I have some sympathy with your perspective and still live my life a lot aligned to that mindset.
But the idea that you should wait until a lunch break to do <any actually important life thing> suggests that work and generating income is strictly higher priority than living.
For the same reason that you “pay yourself first” to save for retirement, you probably should think even more strictly about how you prioritize your time.
> I have some sympathy with your perspective and still live my life a lot aligned to that mindset.
I've struggle with this as well. I think the key is to avoid thinking "priority" as one dimensional.
A goal can be high-priority because it is urgent. Continuing to work until today's lunch break is more urgent than calling your parents, because you can only work until today's lunch break today, while you can call your parents at any time.
A goal can be high-priority because it is important. As a goal, calling your parents may be more important than continuing to work until today's lunch break.
In order to avoid the outcome that calling my parents is important, but I haven't called them in months because it was never urgent, I have to increase the urgency of the goal by constraining it in time: It's important to call my parents, and urgent to call my parents before the upcoming holiday.

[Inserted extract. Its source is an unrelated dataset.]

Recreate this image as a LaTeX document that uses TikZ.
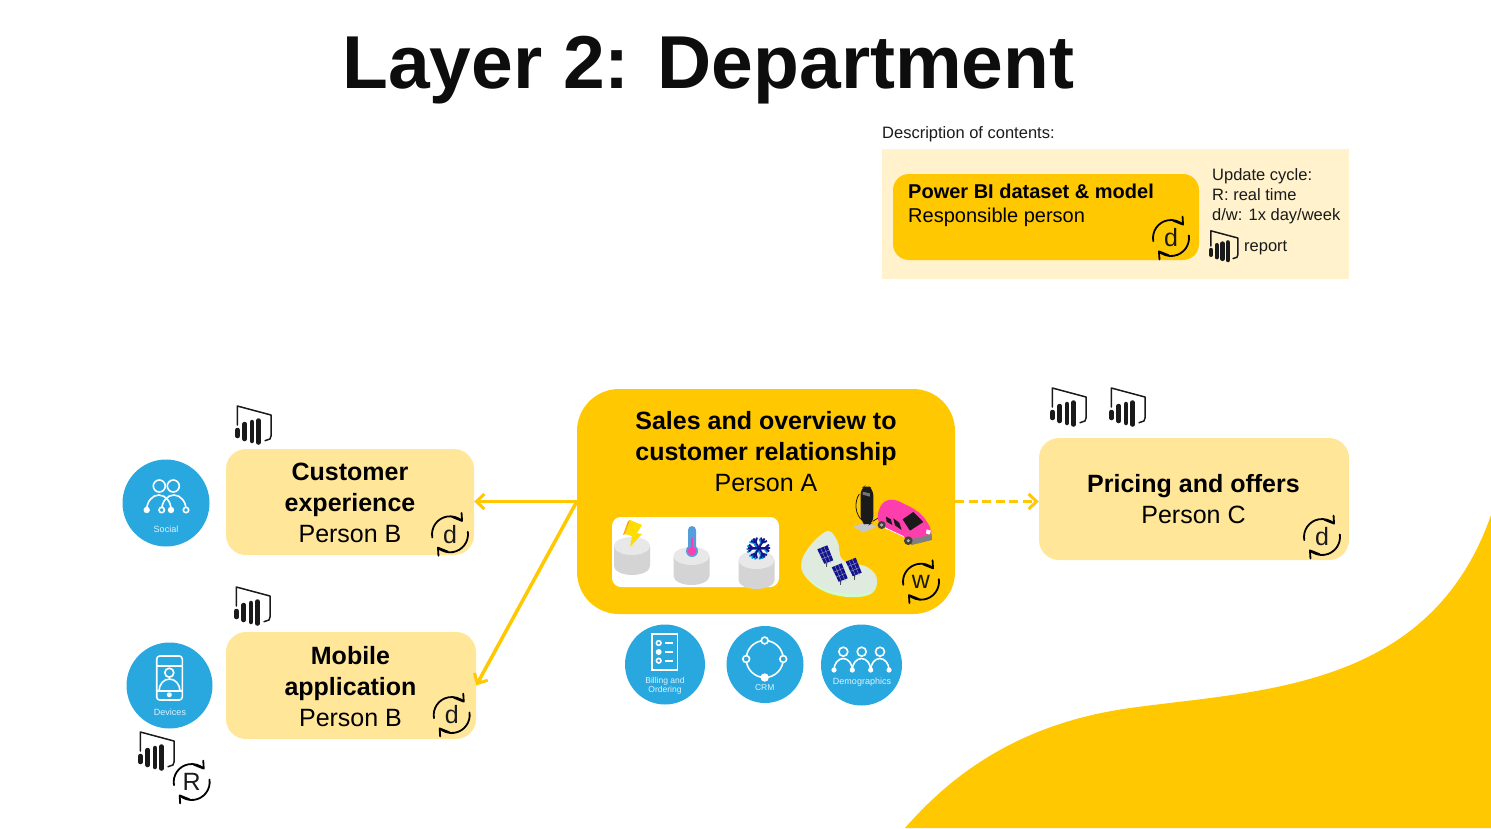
\documentclass[tikz,border=0pt]{standalone}
\usepackage{fontspec}
\setmainfont{Liberation Sans}
\usetikzlibrary{arrows.meta}
\definecolor{gold}{HTML}{FFC800}
\definecolor{lightgold}{HTML}{FFE699}
\definecolor{legendbg}{HTML}{FFF2CC}
\definecolor{iconblue}{HTML}{29A8E0}
\definecolor{pinkcar}{HTML}{FF3EAE}
\definecolor{navy}{HTML}{14148A}
\definecolor{ink}{HTML}{1A1A1A}
\newcommand{\fsz}[2]{\fontsize{#1}{#2}\selectfont}
\tikzset{
  x=1pt,y=-1pt,
  box/.style={rectangle,fill=lightgold,inner sep=0pt,rounded corners=20pt},
  mainbox/.style={rectangle,fill=gold,inner sep=0pt,rounded corners=42pt},
  boxtext/.style={align=center,inner sep=0pt,font=\fsz{25}{31}},
  legtext/.style={anchor=west,inner sep=0pt,font=\fsz{16.5}{20},text=ink},
  linktip/.style={-{Straight Barb[length=8pt,width=15pt,line width=3pt]},draw=gold,line width=3.5pt},
  iconline/.style={draw=white,line width=1.6pt,fill=none},
  iconlabel/.style={text=white!85!iconblue,inner sep=0pt,align=center,font=\fsz{9}{9.5}},
  bluecircle/.style={circle,fill=iconblue,inner sep=0pt},
  pics/pbi/.style={code={
    \draw[ink,line width=1.5pt,line join=round,line cap=round] (2.3,20) -- (2.3,1) -- (36,10) -- (36,31) -- ++(-1,3) -- (30,35.7);
    \draw[ink,line width=4.5pt,line cap=round] (2.5,25) -- (2.5,31);
    \draw[ink,line width=4.5pt,line cap=round] (9.7,19) -- (9.7,34);
    \draw[ink,line width=4.5pt,line cap=round] (17,17) -- (17,36);
    \draw[ink,line width=4.5pt,line cap=round] (23.5,15.5) -- (23.5,37.5);
  }},
  pics/refresh/.style={code={
    \draw[black,line width=1.8pt,line cap=round,line join=round] (170:18) arc[start angle=170,end angle=312,radius=18] ++(-10,-4) -- ++(10,4) -- ++(-.5,-8);
    \draw[black,line width=1.8pt,line cap=round,line join=round] (-8:18) arc[start angle=-8,end angle=132,radius=18] ++(10,4) -- ++(-10,-4) -- ++(.5,8);
    \node[inner sep=0pt,text=ink,font=\fsz{25}{25}] (-l) at (0,0) {#1};
  }},
  pics/drum/.style={code={
    \fill[black!17] (-18,0) -- (-18,20) arc[start angle=180,end angle=0,x radius=18,y radius=9] -- (18,0) -- cycle;
    \fill[black!9] (0,0) ellipse[x radius=18,y radius=9];
  }},
  pics/panel/.style={code={
    \draw[black!70,line width=1pt] (9,12) -- (9,18);
    \fill[navy] (0,0) -- (10,-4) -- (16,11) -- (7,14.5) -- cycle;
    \draw[white!55!navy,line width=.4pt] (2.3,4.8) -- (12,.8) (4.6,9.6) -- (14,5.9) (3.3,-1.3) -- (10.3,15.2) (6.6,-2.6) -- (13.6,13.8);
  }}
}
\begin{document}
\begin{tikzpicture}
\useasboundingbox (0,0) rectangle (1491,828);
% corner shape
\fill[gold] (905,828) .. controls (960,765) and (1030,722) .. (1130,708) .. controls (1260,690) and (1430,690) .. (1491,515) -- (1491,828) -- cycle;
% title
\node[inner sep=0pt,font=\bfseries\fsz{75}{80},text=black!95] (title) at (708.5,70) {Layer 2: Department};
% legend
\node[legtext] (legcap) at (882,134) {Description of contents:};
\node[rectangle,fill=legendbg,inner sep=0pt,minimum width=467pt,minimum height=130pt] (legend) at (1115.5,214) {};
\node[rectangle,fill=gold,inner sep=0pt,rounded corners=16pt,minimum width=306pt,minimum height=86pt] (legbox) at (1046,217) {};
\node[anchor=north west,inner sep=0pt,align=left,font=\fsz{20}{24.5}] (legboxtext) at (908,183.5) {\textbf{Power BI dataset \& model}\\Responsible person};
\node[legtext,align=left] (update) at (1212,196) {Update cycle:\\R: real time\\d/w: 1x day/week};
\node[legtext] (reporttext) at (1244,247.5) {report};
\pic[scale=.8] at (1209,230) {pbi};
\pic (rleg) at (1171,238) {refresh=d};
% boxes
\node[mainbox,minimum width=378pt,minimum height=225pt] (main) at (766,501.5) {};
\node[box,minimum width=248pt,minimum height=106pt] (cust) at (350,502) {};
\node[box,minimum width=250pt,minimum height=107pt] (mobile) at (351,685.5) {};
\node[box,minimum width=310pt,minimum height=122pt] (pricing) at (1194,499) {};
\node[boxtext] (maintext) at (766,452) {\textbf{Sales and overview to}\\\textbf{customer relationship}\\Person A};
\node[boxtext] (custtext) at (350,503) {\textbf{Customer}\\\textbf{experience}\\Person B};
\node[boxtext] (mobiletext) at (350.5,686.5) {\textbf{Mobile}\\\textbf{application}\\Person B};
\node[boxtext] (pricingtext) at (1193.5,499) {\textbf{Pricing and offers}\\Person C};
% connectors
\draw[linktip] (main.west) -- (main.west -| cust.east);
\draw[linktip] (main.west) -- (mobile.east);
\draw[linktip,dash pattern=on 9pt off 4.5pt] (main.east) -- (main.east -| pricing.west);
% refresh and report icons
\pic (r1) at (450,534.3) {refresh=d};
\pic (r2) at (451.7,715) {refresh=d};
\pic (r3) at (1322,537) {refresh=d};
\pic (r4) at (921,581.7) {refresh=w};
\pic (r5) at (191.7,782) {refresh=R};
\pic at (235,405) {pbi};
\pic at (234,586) {pbi};
\pic at (138,731) {pbi};
\pic at (1050,387) {pbi};
\pic at (1109,387) {pbi};
% sources panel
\node[rectangle,fill=white,inner sep=0pt,rounded corners=9pt,minimum width=167pt,minimum height=70pt] (sources) at (695.5,552) {};
\pic at (632,546) {drum};
\pic at (691.5,556) {drum};
\pic at (756.5,560) {drum};
\fill[yellow!80!orange] (630,520) -- (642,525) -- (637,533) -- (642,534) -- (630,547) -- (632,536) -- (625,534) -- cycle;
\fill[orange!70!yellow] (630,520) -- (628,521) -- (623,535) -- (625,534) -- cycle;
\fill[cyan!65!blue!70!white] (688,530) arc[start angle=180,end angle=360,radius=4] -- (696,547) -- (688,547) -- cycle;
\fill[cyan!65!blue!70!white] (692,551) circle[radius=6];
\fill[pinkcar] (692,551) circle[radius=4.3];
\fill[pinkcar] (690.6,538) rectangle (693.4,551);
\foreach \a in {0,60,...,300}{
  \begin{scope}[shift={(757.5,549)},rotate=\a]
    \draw[cyan!80!blue,line width=1.8pt] (0,0) -- (11,0) (7,0) -- (10,-3.5) (7,0) -- (10,3.5);
  \end{scope}}
\foreach \a in {0,60,...,300}{
  \begin{scope}[shift={(759,548)},rotate=\a]
    \draw[navy,line width=1.8pt] (0,0) -- (11,0) (6.5,0) -- (10,-3.5) (6.5,0) -- (10,3.5);
  \end{scope}}
% solar island
\fill[black!10!green!18!white,shift={(0,1.5)}] plot[smooth cycle,tension=.7] coordinates {(803,557) (825,532) (837,540) (843,560) (867,567) (877,580) (867,594) (833,593) (807,577)};
\fill[green!35!black!12!white] plot[smooth cycle,tension=.7] coordinates {(803,557) (825,532) (837,540) (843,560) (867,567) (877,580) (867,593) (833,591) (807,577)};
\pic at (817.3,549.3) {panel};
\pic at (831.7,567.3) {panel};
\pic at (845.7,561.7) {panel};
% charger and van
\begin{scope}[shift={(580,480)},x=.3333pt,y=-.3333pt]
  \fill[black!22] (820,140) -- (860,125) -- (890,140) -- (850,158) -- cycle;
  \draw[ink,line width=.8pt] (838,42) .. controls (822,65) and (825,105) .. (848,122);
  \fill[ink,rounded corners=6pt] (842,25) -- (860,14) -- (880,28) -- (880,128) -- (862,138) -- (842,125) -- cycle;
  \fill[black!55] (848,35) -- (870,40) -- (870,50) -- (848,44) -- cycle;
  \draw[ink,line width=.8pt] (878,124) -- (898,112);
  \fill[black!50] (975,172) -- (1055,160) -- (1056,180) -- (995,195) -- cycle;
  \fill[pinkcar,rounded corners=5pt] (892,100) -- (910,62) -- (945,58) -- (1000,85) -- (1030,108) -- (1056,150) -- (1050,165) -- (985,178) -- (940,155) -- (895,130) -- cycle;
  \fill[ink] (968,118) -- (1000,96) -- (1030,126) -- (990,152) -- cycle;
  \fill[ink] (940,115) -- (958,128) -- (965,150) -- (945,136) -- cycle;
  \fill[ink] (918,110) -- (933,118) -- (937,135) -- (920,125) -- cycle;
  \fill[white] (1040,148) -- (1053,152) -- (1048,164) -- (1038,160) -- cycle;
  \draw[white,line width=.7pt] (912,142) -- (972,170);
  \fill[black!75] (905,135) circle[radius=12];
  \fill[black!30] (905,135) circle[radius=5];
  \fill[black!75] (985,182) circle[radius=13];
  \fill[black!30] (985,182) circle[radius=5];
\end{scope}
% source circles
\node[bluecircle,minimum size=87pt] (social) at (166,503) {};
\draw[iconline] (159.3,486) circle[radius=6];
\draw[iconline] (173.3,486) circle[radius=6];
\draw[iconline] (146.7,510) arc[start angle=180,end angle=360,x radius=12.2,y radius=15];
\draw[iconline] (161.7,510) arc[start angle=180,end angle=360,x radius=12.2,y radius=15];
\fill[white] (146.7,510) circle[radius=3.2] (171,510) circle[radius=3.2];
\draw[iconline,fill=iconblue] (161.7,510) circle[radius=2.7];
\draw[iconline,fill=iconblue] (186,510) circle[radius=2.7];
\node[iconlabel] (sociallabel) at (166,529.5) {Social};
\node[bluecircle,minimum size=86pt] (devices) at (169.5,685.5) {};
\draw[iconline,rounded corners=3pt] (156.7,656) rectangle (182.3,700);
\draw[iconline] (156.7,666) -- (182.3,666) (156.7,691) -- (182.3,691);
\fill[white] (169.3,694.8) circle[radius=2.5];
\draw[iconline] (169.3,672.7) circle[radius=4.5];
\draw[iconline] (159,691) arc[start angle=180,end angle=360,x radius=10.5,y radius=12];
\node[iconlabel] (deviceslabel) at (170,712) {Devices};
\node[bluecircle,minimum size=80pt] (billing) at (665,664.5) {};
\draw[iconline] (651.7,634) rectangle (677.3,670);
\draw[iconline] (658.7,643) circle[radius=2.3];
\fill[white] (658.7,652) circle[radius=3];
\draw[iconline] (658.7,660.7) circle[radius=2.3];
\draw[iconline] (665,643) -- (672.7,643) (665,652) -- (672.7,652) (665,660.7) -- (672.7,660.7);
\node[iconlabel,font=\fsz{8.5}{9.2}] (billinglabel) at (665,685.5) {Billing and\\Ordering};
\node[bluecircle,minimum size=77pt] (crm) at (765,664.5) {};
\draw[iconline] (764.7,659) circle[radius=18.5];
\draw[iconline,fill=iconblue] (764.7,640.5) circle[radius=3.4];
\draw[iconline,fill=iconblue] (746.2,659) circle[radius=3.4];
\draw[iconline,fill=iconblue] (783.2,659) circle[radius=3.4];
\fill[white] (764.7,677.5) circle[radius=4.2];
\node[iconlabel,font=\fsz{8.5}{9}] (crmlabel) at (764.7,688) {CRM};
\node[bluecircle,minimum size=81pt] (demo) at (861.5,665) {};
\foreach \x in {843.3,861.7,880}{\draw[iconline] (\x,651.7) circle[radius=4.5];}
\foreach \x in {834,852.3,870.7}{\draw[iconline] (\x,670) arc[start angle=180,end angle=360,x radius=9.15,y radius=11.5];}
\foreach \x in {834,852.3,870.7,889}{\fill[white] (\x,670) circle[radius=2.6];}
\node[iconlabel] (demolabel) at (862,682) {Demographics};
\end{tikzpicture}
\end{document}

That doesn't make sense. Having reasonable scheduling doesn't imply strict prioritization. It makes no difference whether you call your parents now or in two hours. You can't live a productive meaningful life using short term unscheduled strict prioritization.
Does prioritizing work truly make one's life more meaningful? Does being productive for a company (less abstractly, for someone else, whoever owns the capital) really give life purpose?
Work that is not benefitting your community and strengthening the bonds between others is worth putting off for a ten minute phone call with those who love you.
You do need to prioritize work to some extent because if you don't then you'll be unable to maintain a job, and then you'll have no money and be homeless and unable to feed yourself. Your life will be a lot worse in aggregate than if you merely prioritized work to at least some extent and were able to maintain an income to pay for creature comforts.
You can't just, at every moment, prioritize whatever is most fulfilling or heartwarming or whatever at that moment, and then have it negatively affect other long-term important stuff like maintaining your income. I'm not gonna skip a meeting that people are expecting me to attend to call my mom when it can wait until later in the day. If she were on her deathbed -- of course. but she's not.
But the idea that you should wait until a lunch break to do <any actually important life thing> suggests that work and generating income is strictly higher priority than living.
For the same reason that you “pay yourself first” to save for retirement, you probably should think even more strictly about how you prioritize your time.
So sure it’s a metaphor, but a well-chosen one.